Minerals Technologies Inc. (MTI) engages in a number of external research collaborations with universities and independent institutes. Some of these collaborations are focused; others are broad and general. In sum, these programs allow the Company to enhance its potential impact on the rapidly changing materials industries it serves, and to gain a technical perspective on the future of materials as a whole.
In the paper industry, our Specialty Minerals Inc. (SMI) division has been a long-time supporter of key industry research institutions such as the Empire State Paper Research Association (ESPRA), the Pulp and Paper research Institute of Canada (PAPRICAN), McMaster University, Western Michigan University, University of Maine, University of Washington. Collaborations at these institutions include direct and indirect support of focused projects of SMI interest, such as the effective use of PCC and other fillers or papermaking additives. Programs in supercalendered paper optimization and paper-surface science are other focused interests of the Company. In Europe, SMI's Kaarina research center supports the Swedish Pulp and Paper Institute (STFI) and the Swedish Surface Science Institute (YKI), both located in Stockholm; the Finnish Pulp and Paper Institute (KCL) in Espoo, Finland; and the paper Technical Foundation (PTS) in Munich. The SMI research group in Kaarina also supports many specific paper-related projects through the TEKES national research fund of Finland. TEKES projects are carried out at Helsinki University of Technology (HUT), Åbo Akademi, and Jyväskylä University. Through TEKES we study such fundamental topics as coating structure, highly filled paper, and new forming techniques, in cooperation with world-class paper-technology institutes and universities.
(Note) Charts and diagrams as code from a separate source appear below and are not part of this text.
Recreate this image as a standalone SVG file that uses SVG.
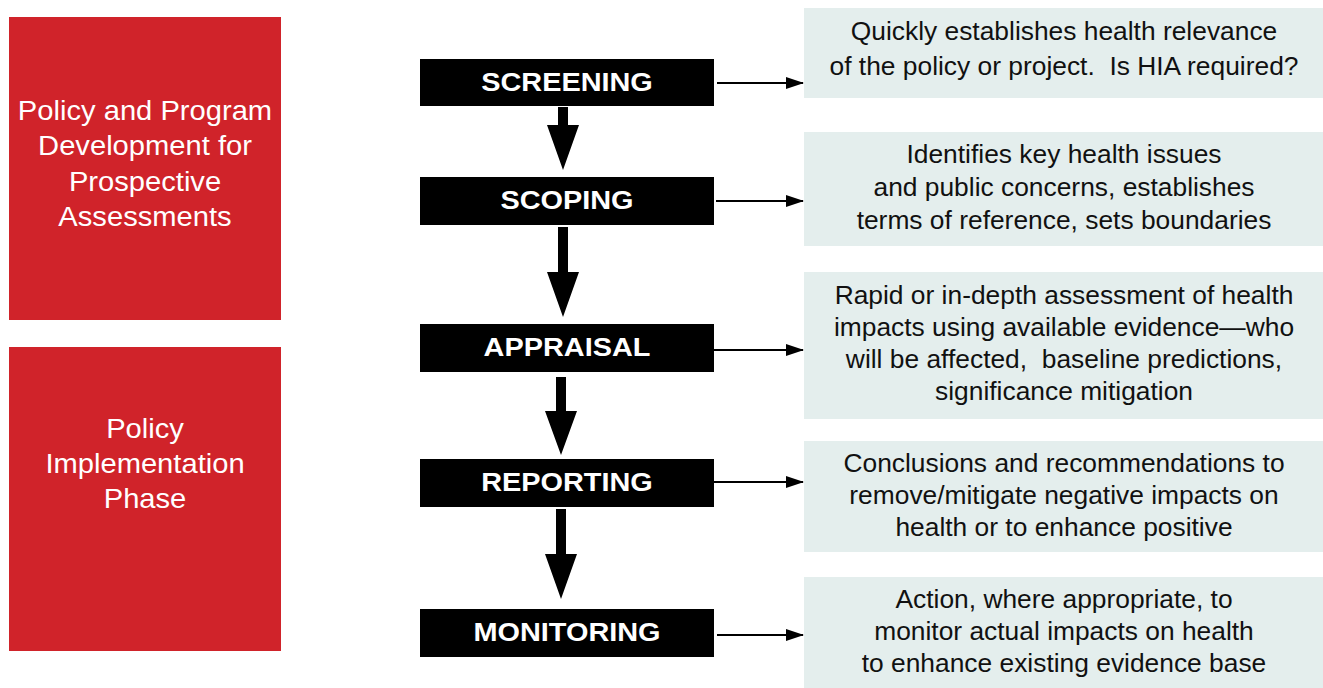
<svg xmlns="http://www.w3.org/2000/svg" width="1323" height="688" viewBox="0 0 1323 688">
<defs>
<style>
.red{fill:#d0232a}
.rt{font-family:"Liberation Sans",Arial,sans-serif;font-size:27.5px;fill:#ffffff;text-anchor:middle}
.blk{fill:#000000}
.bt{font-family:"Liberation Sans",Arial,sans-serif;font-size:26.5px;font-weight:bold;fill:#ffffff;text-anchor:middle}
.desc{fill:#e4eeed}
.dt{font-family:"Liberation Sans",Arial,sans-serif;font-size:25px;fill:#111111;text-anchor:middle;white-space:pre}
.conn{stroke:#000;stroke-width:2;fill:none}
.fat{fill:#000}
</style>
<marker id="ah" markerWidth="18" markerHeight="12" refX="17" refY="6" orient="auto" markerUnits="userSpaceOnUse" viewBox="0 0 18 12">
<path d="M0,0 L18,6 L0,12 Z" fill="#000"/>
</marker>
</defs>
<rect width="1323" height="688" fill="#ffffff"/>

<g id="phase-prospective">
<rect class="red" x="9" y="17" width="272" height="303"/>
<text class="rt" transform="matrix(1.06 0 0 1 145 0)"><tspan x="0" y="120">Policy and Program</tspan><tspan x="0" y="155.5">Development for</tspan><tspan x="0" y="191">Prospective</tspan><tspan x="0" y="226.5">Assessments</tspan></text>
</g>
<g id="phase-implementation">
<rect class="red" x="9" y="347" width="272" height="304"/>
<text class="rt" transform="matrix(1.06 0 0 1 145 0)"><tspan x="0" y="438">Policy</tspan><tspan x="0" y="473">Implementation</tspan><tspan x="0" y="508">Phase</tspan></text>
</g>

<g id="screening">
<rect class="blk" x="420" y="59" width="294" height="47"/>
<text class="bt" transform="matrix(1.09 0 0 1 567 0)" x="0" y="91.5">SCREENING</text>
</g>
<g id="scoping">
<rect class="blk" x="420" y="177" width="294" height="48"/>
<text class="bt" transform="matrix(1.09 0 0 1 567 0)" x="0" y="209.5">SCOPING</text>
</g>
<g id="appraisal">
<rect class="blk" x="420" y="324" width="294" height="48"/>
<text class="bt" transform="matrix(1.09 0 0 1 567 0)" x="0" y="356.5">APPRAISAL</text>
</g>
<g id="reporting">
<rect class="blk" x="420" y="459" width="294" height="48"/>
<text class="bt" transform="matrix(1.09 0 0 1 567 0)" x="0" y="491.5">REPORTING</text>
</g>
<g id="monitoring">
<rect class="blk" x="420" y="609" width="294" height="48"/>
<text class="bt" transform="matrix(1.09 0 0 1 567 0)" x="0" y="641.5">MONITORING</text>
</g>

<g id="desc-screening">
<rect class="desc" x="804" y="8" width="519" height="90"/>
<text class="dt" transform="matrix(1.055 0 0 1 1064 0)" xml:space="preserve"><tspan x="0" y="40">Quickly establishes health relevance</tspan><tspan x="0" y="75">of the policy or project.  Is HIA required?</tspan></text>
</g>
<g id="desc-scoping">
<rect class="desc" x="804" y="132" width="519" height="114"/>
<text class="dt" transform="matrix(1.055 0 0 1 1064 0)"><tspan x="0" y="163">Identifies key health issues</tspan><tspan x="0" y="196">and public concerns, establishes</tspan><tspan x="0" y="229">terms of reference, sets boundaries</tspan></text>
</g>
<g id="desc-appraisal">
<rect class="desc" x="804" y="272" width="519" height="147"/>
<text class="dt" transform="matrix(1.055 0 0 1 1064 0)" xml:space="preserve"><tspan x="0" y="304">Rapid or in-depth assessment of health</tspan><tspan x="0" y="336">impacts using available evidence—who</tspan><tspan x="0" y="368">will be affected,  baseline predictions,</tspan><tspan x="0" y="400">significance mitigation</tspan></text>
</g>
<g id="desc-reporting">
<rect class="desc" x="804" y="441" width="519" height="111"/>
<text class="dt" transform="matrix(1.055 0 0 1 1064 0)"><tspan x="0" y="472">Conclusions and recommendations to</tspan><tspan x="0" y="504">remove/mitigate negative impacts on</tspan><tspan x="0" y="536">health or to enhance positive</tspan></text>
</g>
<g id="desc-monitoring">
<rect class="desc" x="804" y="577" width="519" height="111"/>
<text class="dt" transform="matrix(1.055 0 0 1 1064 0)"><tspan x="0" y="608">Action, where appropriate, to</tspan><tspan x="0" y="640">monitor actual impacts on health</tspan><tspan x="0" y="672">to enhance existing evidence base</tspan></text>
</g>

<g id="connectors">
<path class="fat" d="M558,107 H568 V125 H579 L563,170 L547,125 H558 Z"/>
<path class="fat" d="M558,227 H568 V272 H579 L563,317 L547,272 H558 Z"/>
<path class="fat" d="M556,377 H566 V411 H577 L561,455 L545,411 H556 Z"/>
<path class="fat" d="M556,509 H566 V554 H577 L561,599 L545,554 H556 Z"/>
<line class="conn" x1="717" y1="83" x2="803" y2="83" marker-end="url(#ah)"/>
<line class="conn" x1="716" y1="201" x2="803" y2="201" marker-end="url(#ah)"/>
<line class="conn" x1="714" y1="350" x2="803" y2="350" marker-end="url(#ah)"/>
<line class="conn" x1="714" y1="482" x2="803" y2="482" marker-end="url(#ah)"/>
<line class="conn" x1="717" y1="635" x2="803" y2="635" marker-end="url(#ah)"/>
</g>
</svg>
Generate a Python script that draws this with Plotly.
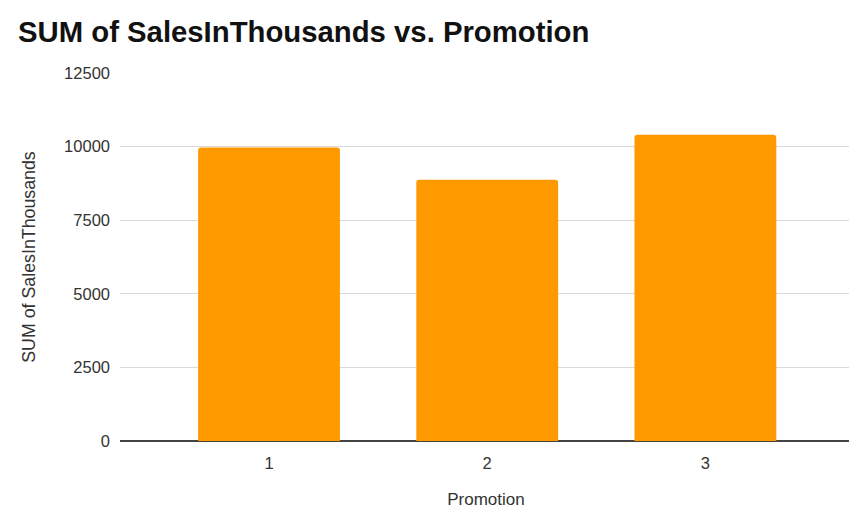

SMI’s involvement in external research is not limited to paper. To support our Performance Minerals business, the Company is involved in a research consortium at the Polymer Technology Center at Texas A & M University, a leading center for the study and development of thermoplastic composites. SMI also sponsors programs in new-materials development at the University of Florida, Rutgers University, Lehigh University, Georgia Tech, the University of Illinois and Penn State University. Our technologists belong to the Glass Manufacturing Industry Council, which manages a portfolio of glass-related fundamental research projects funded through the U.S. Department of Energy's Office of Industrial Technology.
Technologies and innovations that affect the industries MTI serves, and ultimately become industry-standard practices, can spring from ideas well outside the focused programs mentioned here. To ensure up-to-date awareness of potential world-changing developments, MTI actively participates in the Industrial Liaison Program (ILP) of the Massachusetts Institute of Technology (MIT), one of the world’s foremost technical universities. The ILP arranges briefings with top scientists, engineers, and economists at MIT and with the Sloan School of Management faculties. These interactions help alert MTI technologists to potential “mega-trends” that could become new business opportunities.
Great minds, great thoughts, and great technologies can be developed anywhere, by anyone, at any time. At MTI, we support outside development with our dollars and our collaboration and cooperation. We like to invent technologies. We like it when others help us do that, too.